Tuesday, February 19, 2013

Poems I wrote in my youth.

Understanding

 I do not understand
   Why friendships are so expensive?
   Why money attract a friendship?
   Why jealously is so famous?
But most of all I do not understand
  Why people have to argue,
   and always have to fight.
   Year after year hurt people lives 
   with anger and lies.
What I understand most are relationships
   With true love and happy times,
   faith with in the heart and,
   A smile that last a life time.
 
Written by Pamela Shelton 9-19-1982
 
 
I entered this next poem in a state poetry contest and won first place.

Who?

Who am I?
Not a person you see
and know.
I am an actor,
choosing my parts carefully.
Bright, friendly, happy
are the characters I play.
Your world is my stage, and
it is so easy to play my roles,
deny the real me.
I have an impregnable wall
Behind which I hide myself.
Sadness, despair, and hate
Raise their ugly heads
And parade my inadequacy
to the world.
Some actors are fulfilled,
someday I hope to be.
I'm not sure to have
a "real myself" to be.
Written by Pamela Shelton 11-1982
 
The poem below I wrote during a difficult time in my youth.
 

ME

Please God,
Help me never to rush the years,
and let my heart remain a little girls.
So that it may know
only April tears
with tiny rosebuds dreams
deep in it's ferns
Let my life be a brand new day
where ever I go
help me to keep my tip toes
Eagerness and be a place
Where loveliness may grow.
I guess one wish could cover
Every other.
If you would just help me
grow up to be
the kind of daughter
that my dad and mother were
dreaming of
when they first ordered me.
 
Written by Pamela Shelton 6-1982
 

Friday, February 15, 2013

Life!

 
Romeo...where did you go?
Sherlock Holmes who are you investigating?
Santa how many cookies did you eat Christmas Eve?
 

Life is filled with questions…guesses and thoughts of what next.

How did I end up where I am?
Why did my mother and father have to die?
Why did my mother have the German Mealses while pregnant with me?
Why do I have to live with CRS (Congenital Rubella Syndrome)?
Why am I blind in my right eye?
Why did I have five children and not 27?
Why do I love to soak my feet in a wintry creek?
How many of us picture ourselves differently than how we feel deep inside?
I know for me.

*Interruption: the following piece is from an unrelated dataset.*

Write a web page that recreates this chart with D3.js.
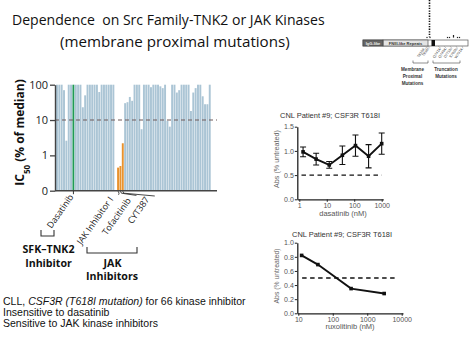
<!DOCTYPE html>
<html><head><meta charset="utf-8">
<script src="https://cdn.jsdelivr.net/npm/d3@7"></script>
<style>body{margin:0;background:#fff} svg{display:block} text{white-space:pre}</style>
</head><body>
<svg id="c" width="474" height="355"></svg>
<script>
// ---------- data ----------
const inhibitorIndex = d3.range(66);
const ic50Values = [100,100,100,70,2.6,100,100,100,100,100,100,23,50,100,100,100,100,100,62,100,
  100,100,100,100,100,0.1,0.45,0.5,2.2,30,32,45,35,100,100,100,5.5,100,100,100,
  85,100,100,100,90,80,100,9.5,6.5,100,100,60,70,100,100,100,100,18,60,80,
  100,100,47,28,28,100];
const highlightIdx = {7:"#1f9a56", 26:"#e8922e", 27:"#e8922e", 28:"#e8922e"};
const icTicks = [0.1, 1, 10, 100];
const icTickLabels = ["0", "1", "10", "100"];
const drugLabels = ["Dasatinib", "JAK Inhibitor I", "Tofacitinib", "CYT387"];
const drugLabelIdx = [7, 26, 27, 28];

const dasaDose = [1.37, 4.1, 12.3, 37, 111, 333, 1000];
const dasaAbs  = [0.98, 0.83, 0.71, 0.91, 1.11, 0.89, 1.15];
const dasaErr  = [0.10, 0.12, 0.07, 0.19, 0.22, 0.24, 0.22];
const dasaXTicks = [1, 10, 100, 1000];
const dasaYTicks = [0, 0.5, 1.0, 1.5];

const ruxDose = [12.5, 37, 340, 3100];
const ruxAbs  = [0.82, 0.69, 0.35, 0.28];
const ruxXTicks = [10, 100, 1000, 10000];
const ruxYTicks = [0, 0.2, 0.4, 0.6, 0.8, 1.0];

const truncLabels = ["Q741X", "Q749X", "D771fs", "S783fs", "W791X"];
const mpLabels = ["T615A", "T618I"];

// ---------- helpers ----------
const svg = d3.select("#c");
function fit(sel, w) {
  const cur = parseFloat(sel.attr("font-size"));
  const len = sel.node().getComputedTextLength();
  sel.attr("font-size", (cur * w / len).toFixed(2));
  return sel;
}
const SANS = "'Open Sans', 'Noto Sans', sans-serif";
const ARIAL = "'Liberation Sans', Arial, sans-serif";

// ---------- title ----------
const t1 = svg.append("text").attr("x", 12).attr("y", 25).attr("font-family", SANS)
  .attr("font-size", 15).attr("fill", "#111").text("Dependence  on Src Family-TNK2 or JAK Kinases");
fit(t1, 313);
const t2 = svg.append("text").attr("x", 60).attr("y", 47).attr("font-family", SANS)
  .attr("font-size", 15).attr("fill", "#111").text("(membrane proximal mutations)");
fit(t2, 230);

// ---------- bar chart ----------
const y = d3.scaleLog().domain([0.1, 100]).range([190.7, 84.7]);
const x = d3.scaleBand().domain(inhibitorIndex).range([56, 210.7]).paddingInner(0.18).paddingOuter(0);
const bg = svg.append("g");
bg.selectAll("rect").data(ic50Values).join("rect")
  .attr("x", (d, i) => x(i)).attr("width", x.bandwidth())
  .attr("y", d => y(d)).attr("height", d => y(0.1) - y(d))
  .attr("fill", (d, i) => highlightIdx[i] || "#abc5d5");

bg.append("line").attr("x1", 55).attr("x2", 217).attr("y1", y(10)).attr("y2", y(10))
  .attr("stroke", "#6e5a5a").attr("stroke-width", 1.1).attr("stroke-dasharray", "4,3");

const ya = bg.append("g").attr("transform", "translate(55,0)")
  .call(d3.axisLeft(y).tickValues(icTicks).tickFormat((d, i) => icTickLabels[i]).tickSize(5).tickSizeOuter(0).tickPadding(2));
ya.select(".domain").attr("stroke", "#444").attr("stroke-width", 1.4);
ya.selectAll(".tick line").attr("stroke", "#444").attr("stroke-width", 1.3);
ya.selectAll(".tick text").attr("font-family", SANS).attr("font-size", 11).attr("fill", "#222");
bg.append("line").attr("x1", 55).attr("x2", 217).attr("y1", y(0.1)).attr("y2", y(0.1))
  .attr("stroke", "#444").attr("stroke-width", 1.4);

const yl = bg.append("text").attr("transform", `translate(24,${132.5}) rotate(-90)`)
  .attr("text-anchor", "middle").attr("font-family", SANS).attr("font-weight", "bold")
  .attr("font-size", 12).attr("fill", "#111");
yl.append("tspan").text("IC");
yl.append("tspan").attr("font-size", 8).attr("baseline-shift", "sub").text("50");
yl.append("tspan").text(" (% of median)");

// drug labels
const labelOffset = [{dx: 0.5, dy: 197}, {dx: -4.5, dy: 199.5}, {dx: 11, dy: 200.5}, {dx: 27, dy: 199.5}];
const base = y(0.1);
const drugTexts = [];
drugLabels.forEach((name, k) => {
  const cx = x(drugLabelIdx[k]) + x.bandwidth() / 2;
  const ax = cx + labelOffset[k].dx, ay = labelOffset[k].dy;
  if (k === 0) {
    bg.append("line").attr("x1", cx).attr("x2", cx).attr("y1", base).attr("y2", base + 3.5)
      .attr("stroke", "#333").attr("stroke-width", 1);
  } else {
    bg.append("polyline").attr("points", `${cx},${base + 0.5} ${cx + 1},${base + 2.5} ${ax + 5},${base + 3.5 + k * 0.6}`)
      .attr("fill", "none").attr("stroke", "#333").attr("stroke-width", 0.9);
  }
  drugTexts.push(bg.append("text").attr("transform", `translate(${ax},${ay}) rotate(-55)`)
    .attr("text-anchor", "end").attr("font-family", SANS).attr("font-size", 10)
    .attr("fill", "#222").text(name));
});
fit(drugTexts[1], 56);
drugTexts.forEach(t => t.attr("font-size", drugTexts[1].attr("font-size")));

// brackets
bg.append("path").attr("d", "M41,230V236H54V230").attr("fill", "none").attr("stroke", "#333").attr("stroke-width", 1.1);
bg.append("path").attr("d", "M87,247V253H137V247").attr("fill", "none").attr("stroke", "#333").attr("stroke-width", 1.1);
const grpText = [["SFK\u2013TNK2", 48.5, 252.7], ["Inhibitor", 48.5, 266.7], ["JAK", 112.5, 267.3], ["Inhibitors", 112, 280]];
const grpSel = grpText.map(([s, gx, gy]) => bg.append("text").attr("x", gx).attr("y", gy).attr("text-anchor", "middle")
    .attr("font-family", SANS).attr("font-weight", "bold").attr("font-size", 11).attr("fill", "#111").text(s));
fit(grpSel[0], 52);
grpSel.forEach(t => t.attr("font-size", grpSel[0].attr("font-size")));

// bottom notes (separate pieces so nothing overlaps)
const NOTE = ARIAL;
const noteY = [304.8, 316.1, 327.4];
const probe = svg.append("text").attr("font-family", NOTE).attr("font-size", 10)
  .text("CLL, CSF3R (T618I mutation) for 66 kinase inhibitor");
const noteFs = 10 * 243 / probe.node().getComputedTextLength();
probe.remove();
const pieces = [["CLL,", "normal"], ["CSF3R (T618I mutation)", "italic"], ["for 66 kinase inhibitor", "normal"]];
let px0 = 3;
const spaceW = noteFs * 0.278;
pieces.forEach(([s, st]) => {
  const t = svg.append("text").attr("x", px0).attr("y", noteY[0]).attr("font-family", NOTE)
    .attr("font-size", noteFs).attr("font-style", st).attr("fill", "#111").text(s);
  px0 += t.node().getComputedTextLength() + spaceW;
});
svg.append("text").attr("x", 3).attr("y", noteY[1]).attr("font-family", NOTE).attr("font-size", noteFs).attr("fill", "#111").text("Insensitive to dasatinib");
svg.append("text").attr("x", 3).attr("y", noteY[2]).attr("font-family", NOTE).attr("font-size", noteFs).attr("fill", "#111").text("Sensitive to JAK kinase inhibitors");

// ---------- dose-response charts ----------
function doseChart(o) {
  const g = svg.append("g");
  const xs = d3.scaleLog().domain(o.xDom).range([297.3, o.xEnd]);
  const ys = d3.scaleLinear().domain(o.yDom).range([o.y0, o.y1]);
  const xa = g.append("g").attr("transform", `translate(0,${o.y0})`)
    .call(d3.axisBottom(xs).tickValues(o.xTicks).tickFormat(d3.format("d")).tickSize(2.5).tickSizeOuter(0).tickPadding(1));
  const yaa = g.append("g").attr("transform", "translate(297.3,0)")
    .call(d3.axisLeft(ys).tickValues(o.yTicks).tickFormat(d3.format(".1f")).tickSize(2.5).tickSizeOuter(0).tickPadding(1));
  [xa, yaa].forEach(a => {
    a.select(".domain").attr("stroke", "#222").attr("stroke-width", 1.3);
    a.selectAll(".tick line").attr("stroke", "#222").attr("stroke-width", 1);
    a.selectAll(".tick text").attr("font-family", ARIAL).attr("font-size", 7).attr("fill", "#555");
  });
  g.append("line").attr("x1", xs(o.dashFrom)).attr("x2", xs(o.dashTo)).attr("y1", ys(0.5)).attr("y2", ys(0.5))
    .attr("stroke", "#111").attr("stroke-width", 1.4).attr("stroke-dasharray", "4.5,3.5");
  if (o.err) {
    o.dose.forEach((d, i) => {
      const cx = xs(d), lo = ys(o.abs[i] - o.err[i]), hi = ys(o.abs[i] + o.err[i]);
      g.append("path").attr("d", `M${cx},${lo}V${hi}M${cx - 3},${lo}H${cx + 3}M${cx - 3},${hi}H${cx + 3}`)
        .attr("stroke", "#111").attr("stroke-width", 1.1).attr("fill", "none");
    });
  }
  g.append("path").datum(o.dose.map((d, i) => [d, o.abs[i]]))
    .attr("d", d3.line().x(d => xs(d[0])).y(d => ys(d[1])))
    .attr("fill", "none").attr("stroke", "#111").attr("stroke-width", 1.9);
  g.selectAll("rect.pt").data(o.dose).join("rect")
    .attr("x", d => xs(d) - 1.8).attr("y", (d, i) => ys(o.abs[i]) - 1.8).attr("width", 3.6).attr("height", 3.6).attr("fill", "#111");
  const tt = g.append("text").attr("x", o.titleX).attr("y", o.titleY).attr("font-family", ARIAL)
    .attr("font-size", 9).attr("fill", "#333").text("CNL Patient #9; CSF3R T618I");
  fit(tt, 100);
  g.append("text").attr("x", o.xLabX).attr("y", o.xLabY).attr("text-anchor", "middle").attr("font-family", ARIAL)
    .attr("font-size", 7.5).attr("fill", "#555").text(o.xLabel);
  const yt = g.append("text").attr("transform", `translate(279,${o.yLabY}) rotate(-90)`).attr("text-anchor", "middle")
    .attr("font-family", ARIAL).attr("font-size", 6.5).attr("fill", "#666").text("Abs (% untreated)");
  fit(yt, o.yLabLen);
}
doseChart({xDom: [0.845, 1144], xEnd: 383.3, yDom: [0, 1.5], y0: 199.3, y1: 126.7,
  xTicks: dasaXTicks, yTicks: dasaYTicks, dose: dasaDose, abs: dasaAbs, err: dasaErr,
  dashFrom: 1.2, dashTo: 1000, titleX: 280, titleY: 118, xLabel: "dasatinib (nM)", xLabX: 343, xLabY: 215.5,
  yLabY: 159, yLabLen: 58});
doseChart({xDom: [9.35, 10900], xEnd: 403, yDom: [0, 1], y0: 313.3, y1: 242.7,
  xTicks: ruxXTicks, yTicks: ruxYTicks, dose: ruxDose, abs: ruxAbs, err: null,
  dashFrom: 12.9, dashTo: 7800, titleX: 292, titleY: 237, xLabel: "ruxolitinib (nM)", xLabX: 350, xLabY: 329,
  yLabY: 276, yLabLen: 55});

// ---------- CSF3R schematic ----------
const pg = svg.append("g");
pg.append("line").attr("x1", 429.5).attr("x2", 429.5).attr("y1", 0).attr("y2", 37)
  .attr("stroke", "#111").attr("stroke-width", 1.6).attr("stroke-dasharray", "1.3,1.3");
pg.append("rect").attr("x", 363).attr("y", 40).attr("width", 105).attr("height", 6).attr("fill", "#fff").attr("stroke", "#555").attr("stroke-width", 0.7);
pg.append("rect").attr("x", 383).attr("y", 40).attr("width", 45).attr("height", 6).attr("fill", "#e4e4e4").attr("stroke", "#555").attr("stroke-width", 0.7);
pg.append("rect").attr("x", 363).attr("y", 40).attr("width", 20).attr("height", 6).attr("fill", "#666").attr("stroke", "#444").attr("stroke-width", 0.7);
pg.append("rect").attr("x", 431.5).attr("y", 40).attr("width", 3.5).attr("height", 6).attr("fill", "#111");
pg.append("text").attr("x", 373).attr("y", 44.6).attr("text-anchor", "middle").attr("font-family", ARIAL)
  .attr("font-size", 4).attr("font-weight", "bold").attr("fill", "#eee").text("IgG-like");
pg.append("text").attr("x", 405.5).attr("y", 44.6).attr("text-anchor", "middle").attr("font-family", ARIAL)
  .attr("font-size", 4).attr("font-weight", "bold").attr("fill", "#333").text("FNIII-like Repeats");
[[427, 37.5], [430, 37.5], [447.5, 37.5], [449.5, 37.5], [453.5, 36.5], [457.5, 37.5], [459.5, 37.5]].forEach(([px, py], i) => {
  pg.append("rect").attr("x", px - 0.6).attr("y", py - (i === 4 ? 1.5 : 0.6)).attr("width", 1.2).attr("height", i === 4 ? 2.6 : 1.2).attr("fill", "#222");
});
mpLabels.forEach((s, i) => {
  const ax = 425 + i * 4;
  pg.append("line").attr("x1", 429).attr("y1", 46).attr("x2", ax).attr("y2", 48.5).attr("stroke", "#777").attr("stroke-width", 0.4);
  pg.append("text").attr("transform", `translate(${ax},${49}) rotate(-55)`).attr("text-anchor", "end")
    .attr("font-family", ARIAL).attr("font-size", 3.6).attr("fill", "#444").text(s);
});
truncLabels.forEach((s, i) => {
  const ax = 441 + i * 5.5;
  pg.append("line").attr("x1", 438 + i * 6).attr("y1", 46).attr("x2", ax).attr("y2", 48.5).attr("stroke", "#777").attr("stroke-width", 0.4);
  pg.append("text").attr("transform", `translate(${ax},${49}) rotate(-55)`).attr("text-anchor", "end")
    .attr("font-family", ARIAL).attr("font-size", 3.6).attr("fill", "#444").text(s);
});
pg.append("path").attr("d", "M413,60.5V63H428V60.5").attr("fill", "none").attr("stroke", "#444").attr("stroke-width", 0.6);
pg.append("path").attr("d", "M433,60.5V63H460V60.5").attr("fill", "none").attr("stroke", "#444").attr("stroke-width", 0.6);
[["Membrane", 412.5, 71], ["Proximal", 412.5, 78], ["Mutations", 412.5, 85], ["Truncation", 446, 71], ["Mutations", 446, 78]].forEach(([s, px, py]) => {
  pg.append("text").attr("x", px).attr("y", py).attr("text-anchor", "middle").attr("font-family", ARIAL)
    .attr("font-size", 4.6).attr("font-weight", "bold").attr("fill", "#333").text(s);
});
</script>
</body></html>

I see myself as a sensitive soul who can’t stand the sight of an elderly person with run down clothes and their head drooping.

Each tick of the clock brings a new life, a death, a break up, and true love embraced in someone’s life.


I love how the wind blows against my face and brings a gentle sound to my ears.
I love how my flowers reach for the sky for a new adventure with the sun.
I love how my grandson’s smile reaches his ears
and a simultaneously giggle fills the room.
I love it when my granddaughter lays her head on my chest and sleeps peacefully.
My questions, thoughts, and guesses are what keep my life full of wonderful adventures.

I’m thankful for my vision.
 I’m thankful for the opportunity to be one of the few who survived from
Congenital Rubella Syndrome.

 I’m thankful for the time I had with my parents.
I’m thankful for the opportunity to write a novel.
It made me strip every fabric of my skin; it made me unveil my pain, my trials, but most of all it HELPED ME to feel a warmth of gratitude.
 It gave me a firm foundation that anyone can survive ANYTHING.

Friday, February 8, 2013

Mom I Miss You!


Ever since 2006 the date February 8th, chills my heart, a day that brings a memory of my mother resting peacefully on her bed. I can still recall the coldness of her skin when I gently pulled off her watch. I tried to block out any thought that my mother has gone home. A policeman touched my shoulder and brought me back to real life and his question pierced me with pain. “Is she your mother?"  My response escaped from my eyes as the tears cascaded down my face. Tears that flooded the room as I witness them carry her out.

Daily I try to replace that horrible memory with past experiences that have brought warmth. My manuscript is filled with her failures, secrets and long buried hurts from our dysfunctional family.  Stories I have edited and relived each time I read them. They have strengthened and given me the insight that life is a precious gift from God. I hope my story will bring as much comfort to others as it has to me.

Mom I miss you. Mom, thank you for giving me life.